━━ Data provided

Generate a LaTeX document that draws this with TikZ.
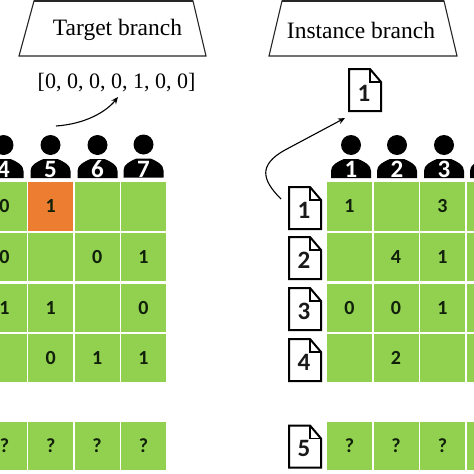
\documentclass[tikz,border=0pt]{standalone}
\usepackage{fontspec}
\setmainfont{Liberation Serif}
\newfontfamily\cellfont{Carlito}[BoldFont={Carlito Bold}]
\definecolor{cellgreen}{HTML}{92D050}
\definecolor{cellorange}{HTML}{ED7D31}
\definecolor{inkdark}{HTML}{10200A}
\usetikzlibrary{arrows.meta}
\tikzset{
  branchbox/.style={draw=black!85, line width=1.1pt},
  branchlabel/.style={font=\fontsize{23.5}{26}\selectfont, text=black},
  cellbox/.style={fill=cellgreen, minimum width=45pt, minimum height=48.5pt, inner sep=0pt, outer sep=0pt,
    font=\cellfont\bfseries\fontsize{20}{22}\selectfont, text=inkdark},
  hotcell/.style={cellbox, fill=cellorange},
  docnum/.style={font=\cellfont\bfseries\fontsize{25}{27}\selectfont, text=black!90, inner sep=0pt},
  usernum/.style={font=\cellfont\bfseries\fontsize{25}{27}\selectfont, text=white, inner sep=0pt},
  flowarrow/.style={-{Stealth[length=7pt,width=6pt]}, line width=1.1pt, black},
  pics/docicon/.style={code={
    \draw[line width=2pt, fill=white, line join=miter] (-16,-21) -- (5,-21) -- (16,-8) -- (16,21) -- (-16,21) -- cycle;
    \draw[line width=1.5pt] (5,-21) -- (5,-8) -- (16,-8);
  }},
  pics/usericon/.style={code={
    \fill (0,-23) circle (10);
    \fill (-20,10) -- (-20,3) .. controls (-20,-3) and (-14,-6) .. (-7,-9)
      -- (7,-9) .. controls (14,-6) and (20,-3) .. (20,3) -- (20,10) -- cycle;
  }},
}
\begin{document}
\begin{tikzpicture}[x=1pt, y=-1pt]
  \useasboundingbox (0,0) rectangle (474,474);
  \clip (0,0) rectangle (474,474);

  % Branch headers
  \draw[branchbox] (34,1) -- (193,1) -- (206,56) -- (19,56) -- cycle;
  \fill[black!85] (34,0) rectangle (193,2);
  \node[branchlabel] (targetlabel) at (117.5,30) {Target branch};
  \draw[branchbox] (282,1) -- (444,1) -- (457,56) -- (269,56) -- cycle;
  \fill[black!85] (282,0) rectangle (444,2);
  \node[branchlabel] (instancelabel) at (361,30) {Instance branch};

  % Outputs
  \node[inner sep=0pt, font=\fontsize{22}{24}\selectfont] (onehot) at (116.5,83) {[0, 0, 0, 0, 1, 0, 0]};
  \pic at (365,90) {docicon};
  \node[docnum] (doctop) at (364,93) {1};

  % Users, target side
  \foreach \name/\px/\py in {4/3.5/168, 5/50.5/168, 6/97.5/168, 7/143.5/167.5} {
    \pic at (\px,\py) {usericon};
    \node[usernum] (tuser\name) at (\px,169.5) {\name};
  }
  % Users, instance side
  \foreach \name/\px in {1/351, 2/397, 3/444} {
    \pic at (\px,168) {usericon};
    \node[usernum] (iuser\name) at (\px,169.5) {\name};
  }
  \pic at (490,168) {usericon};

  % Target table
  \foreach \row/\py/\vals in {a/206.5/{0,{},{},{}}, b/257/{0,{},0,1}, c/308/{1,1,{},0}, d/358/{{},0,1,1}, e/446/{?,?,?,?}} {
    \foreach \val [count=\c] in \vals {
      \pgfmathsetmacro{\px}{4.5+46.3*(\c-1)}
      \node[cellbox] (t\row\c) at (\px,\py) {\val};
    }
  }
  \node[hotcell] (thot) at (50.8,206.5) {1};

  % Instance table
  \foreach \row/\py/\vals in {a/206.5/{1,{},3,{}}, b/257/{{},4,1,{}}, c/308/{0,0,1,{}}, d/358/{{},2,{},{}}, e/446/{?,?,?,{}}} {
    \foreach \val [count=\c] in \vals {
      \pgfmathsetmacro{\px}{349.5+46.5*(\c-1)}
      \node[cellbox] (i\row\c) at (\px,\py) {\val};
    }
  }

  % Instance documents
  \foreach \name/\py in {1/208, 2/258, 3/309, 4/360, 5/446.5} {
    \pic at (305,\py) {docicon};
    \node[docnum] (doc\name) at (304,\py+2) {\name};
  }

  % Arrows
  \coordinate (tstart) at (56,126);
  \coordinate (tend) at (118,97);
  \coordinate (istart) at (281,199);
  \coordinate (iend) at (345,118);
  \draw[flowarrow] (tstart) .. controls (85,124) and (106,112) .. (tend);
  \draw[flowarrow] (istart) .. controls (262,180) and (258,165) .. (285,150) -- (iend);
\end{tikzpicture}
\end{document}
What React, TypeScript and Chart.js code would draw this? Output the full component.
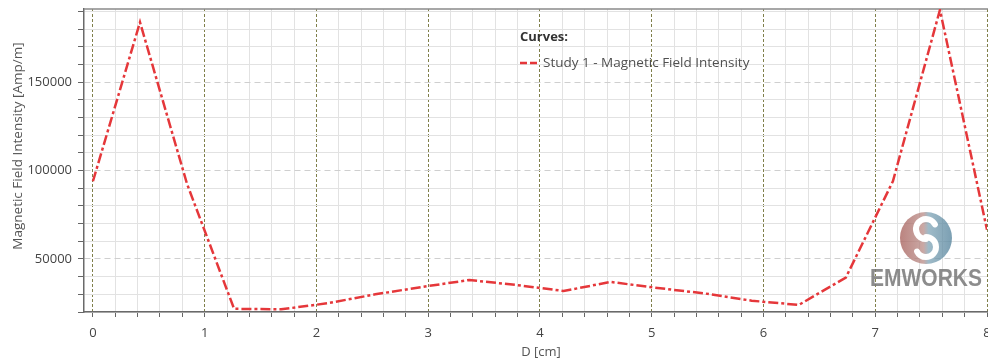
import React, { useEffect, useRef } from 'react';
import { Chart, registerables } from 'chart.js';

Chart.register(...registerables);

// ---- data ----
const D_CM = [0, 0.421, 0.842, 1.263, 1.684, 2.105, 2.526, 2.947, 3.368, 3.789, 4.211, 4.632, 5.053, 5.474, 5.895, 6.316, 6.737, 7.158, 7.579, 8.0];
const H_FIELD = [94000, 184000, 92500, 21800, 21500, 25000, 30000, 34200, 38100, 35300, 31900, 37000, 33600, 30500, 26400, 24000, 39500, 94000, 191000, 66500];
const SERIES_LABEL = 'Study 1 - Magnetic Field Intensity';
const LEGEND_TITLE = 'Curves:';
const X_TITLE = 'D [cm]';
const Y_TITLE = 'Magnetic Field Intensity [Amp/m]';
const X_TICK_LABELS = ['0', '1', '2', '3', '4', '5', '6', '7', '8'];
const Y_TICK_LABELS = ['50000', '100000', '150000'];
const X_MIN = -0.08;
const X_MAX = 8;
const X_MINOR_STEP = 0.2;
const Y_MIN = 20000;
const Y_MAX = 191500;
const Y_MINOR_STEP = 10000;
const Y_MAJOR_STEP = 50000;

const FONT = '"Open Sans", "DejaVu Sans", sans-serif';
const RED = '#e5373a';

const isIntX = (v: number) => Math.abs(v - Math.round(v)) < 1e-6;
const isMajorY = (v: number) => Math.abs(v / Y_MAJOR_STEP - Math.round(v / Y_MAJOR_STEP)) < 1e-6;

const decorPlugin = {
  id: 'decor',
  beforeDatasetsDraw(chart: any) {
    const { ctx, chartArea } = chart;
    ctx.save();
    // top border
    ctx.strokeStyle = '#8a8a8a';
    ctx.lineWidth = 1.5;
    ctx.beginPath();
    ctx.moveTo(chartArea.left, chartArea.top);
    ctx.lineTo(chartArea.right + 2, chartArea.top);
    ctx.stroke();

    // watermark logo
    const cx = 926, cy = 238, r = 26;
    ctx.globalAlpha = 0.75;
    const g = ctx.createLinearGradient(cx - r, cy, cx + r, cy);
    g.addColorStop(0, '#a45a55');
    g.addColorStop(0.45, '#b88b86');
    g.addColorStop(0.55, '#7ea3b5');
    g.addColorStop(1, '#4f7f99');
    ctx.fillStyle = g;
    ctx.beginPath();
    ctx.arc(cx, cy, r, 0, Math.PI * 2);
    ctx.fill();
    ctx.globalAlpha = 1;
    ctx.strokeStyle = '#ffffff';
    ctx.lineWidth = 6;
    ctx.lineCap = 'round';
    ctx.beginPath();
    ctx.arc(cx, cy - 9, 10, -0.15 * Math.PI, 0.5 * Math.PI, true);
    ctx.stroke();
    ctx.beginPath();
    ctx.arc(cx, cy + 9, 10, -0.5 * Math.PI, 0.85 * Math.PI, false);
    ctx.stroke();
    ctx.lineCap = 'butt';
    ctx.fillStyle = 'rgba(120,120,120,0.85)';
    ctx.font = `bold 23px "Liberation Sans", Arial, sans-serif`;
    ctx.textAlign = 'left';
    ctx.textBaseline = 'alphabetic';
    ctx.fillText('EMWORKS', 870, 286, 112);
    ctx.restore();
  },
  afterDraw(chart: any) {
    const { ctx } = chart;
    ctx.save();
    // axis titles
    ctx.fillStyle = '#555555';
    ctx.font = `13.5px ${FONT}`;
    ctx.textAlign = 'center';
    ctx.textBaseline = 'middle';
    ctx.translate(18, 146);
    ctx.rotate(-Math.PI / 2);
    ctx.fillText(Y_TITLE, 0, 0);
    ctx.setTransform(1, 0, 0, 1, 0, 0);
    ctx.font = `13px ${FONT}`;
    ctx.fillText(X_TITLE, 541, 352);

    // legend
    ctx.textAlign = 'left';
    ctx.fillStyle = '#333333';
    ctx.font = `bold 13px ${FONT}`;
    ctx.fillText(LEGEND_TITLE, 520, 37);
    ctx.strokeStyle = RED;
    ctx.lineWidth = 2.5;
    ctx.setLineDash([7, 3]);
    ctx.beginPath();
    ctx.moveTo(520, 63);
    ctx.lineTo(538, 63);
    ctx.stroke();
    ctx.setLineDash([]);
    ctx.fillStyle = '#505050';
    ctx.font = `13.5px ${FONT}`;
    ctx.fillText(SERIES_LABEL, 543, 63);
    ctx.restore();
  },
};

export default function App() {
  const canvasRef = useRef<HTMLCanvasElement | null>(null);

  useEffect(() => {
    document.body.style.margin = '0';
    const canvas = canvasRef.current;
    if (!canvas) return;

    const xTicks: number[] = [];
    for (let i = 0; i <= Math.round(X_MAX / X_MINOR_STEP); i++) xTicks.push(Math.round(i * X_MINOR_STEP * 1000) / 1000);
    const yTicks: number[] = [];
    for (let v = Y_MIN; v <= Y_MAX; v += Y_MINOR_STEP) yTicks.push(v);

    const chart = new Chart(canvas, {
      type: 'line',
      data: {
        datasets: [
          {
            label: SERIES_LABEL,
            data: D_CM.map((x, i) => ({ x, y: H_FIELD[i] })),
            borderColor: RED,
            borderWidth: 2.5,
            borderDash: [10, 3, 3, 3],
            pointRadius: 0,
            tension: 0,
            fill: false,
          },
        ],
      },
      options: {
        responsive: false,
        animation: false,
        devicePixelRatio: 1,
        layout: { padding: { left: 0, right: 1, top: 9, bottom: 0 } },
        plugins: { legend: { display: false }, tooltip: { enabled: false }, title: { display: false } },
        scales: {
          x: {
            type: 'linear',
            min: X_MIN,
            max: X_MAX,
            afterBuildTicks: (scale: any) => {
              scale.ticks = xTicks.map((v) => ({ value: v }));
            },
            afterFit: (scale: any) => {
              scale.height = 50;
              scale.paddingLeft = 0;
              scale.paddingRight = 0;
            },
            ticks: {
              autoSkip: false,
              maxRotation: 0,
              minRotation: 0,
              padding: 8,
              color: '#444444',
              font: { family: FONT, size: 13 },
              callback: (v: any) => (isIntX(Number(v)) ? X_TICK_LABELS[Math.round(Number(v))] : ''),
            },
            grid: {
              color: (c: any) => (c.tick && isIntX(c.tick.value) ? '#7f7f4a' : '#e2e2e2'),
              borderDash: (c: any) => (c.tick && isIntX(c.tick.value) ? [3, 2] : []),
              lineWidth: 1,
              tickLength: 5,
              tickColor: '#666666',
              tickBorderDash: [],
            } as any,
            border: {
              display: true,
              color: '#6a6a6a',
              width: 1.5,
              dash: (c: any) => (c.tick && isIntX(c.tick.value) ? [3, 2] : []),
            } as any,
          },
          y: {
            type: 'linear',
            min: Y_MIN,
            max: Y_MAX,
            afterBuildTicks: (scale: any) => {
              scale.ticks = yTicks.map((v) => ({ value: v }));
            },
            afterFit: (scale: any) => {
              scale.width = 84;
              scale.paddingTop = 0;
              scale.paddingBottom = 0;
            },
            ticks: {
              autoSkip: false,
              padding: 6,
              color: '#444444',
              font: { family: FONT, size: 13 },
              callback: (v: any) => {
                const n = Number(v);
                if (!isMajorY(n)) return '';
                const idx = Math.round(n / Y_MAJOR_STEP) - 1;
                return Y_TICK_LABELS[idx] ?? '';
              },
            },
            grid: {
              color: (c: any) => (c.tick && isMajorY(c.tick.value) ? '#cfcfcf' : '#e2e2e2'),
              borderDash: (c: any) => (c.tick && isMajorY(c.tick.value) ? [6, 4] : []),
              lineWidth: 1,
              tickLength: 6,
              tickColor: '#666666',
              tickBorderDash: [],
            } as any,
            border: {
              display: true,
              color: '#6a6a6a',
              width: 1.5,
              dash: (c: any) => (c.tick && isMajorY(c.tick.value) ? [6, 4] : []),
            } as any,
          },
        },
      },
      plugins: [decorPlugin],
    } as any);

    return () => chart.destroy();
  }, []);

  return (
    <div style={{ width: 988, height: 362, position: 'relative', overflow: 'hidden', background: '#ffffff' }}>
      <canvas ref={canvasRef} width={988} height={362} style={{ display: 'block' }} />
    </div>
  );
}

━━━━

* [Set problem]:
Skip every picture. Repeat the lines from the one with "What React, TypeScript" through the one with "Chart.register(...registerables);", both ends included.

* [Written response]:
What React, TypeScript and Chart.js code would draw this? Output the full component.
import React, { useEffect, useRef } from 'react';
import { Chart, registerables } from 'chart.js';

Chart.register(...registerables);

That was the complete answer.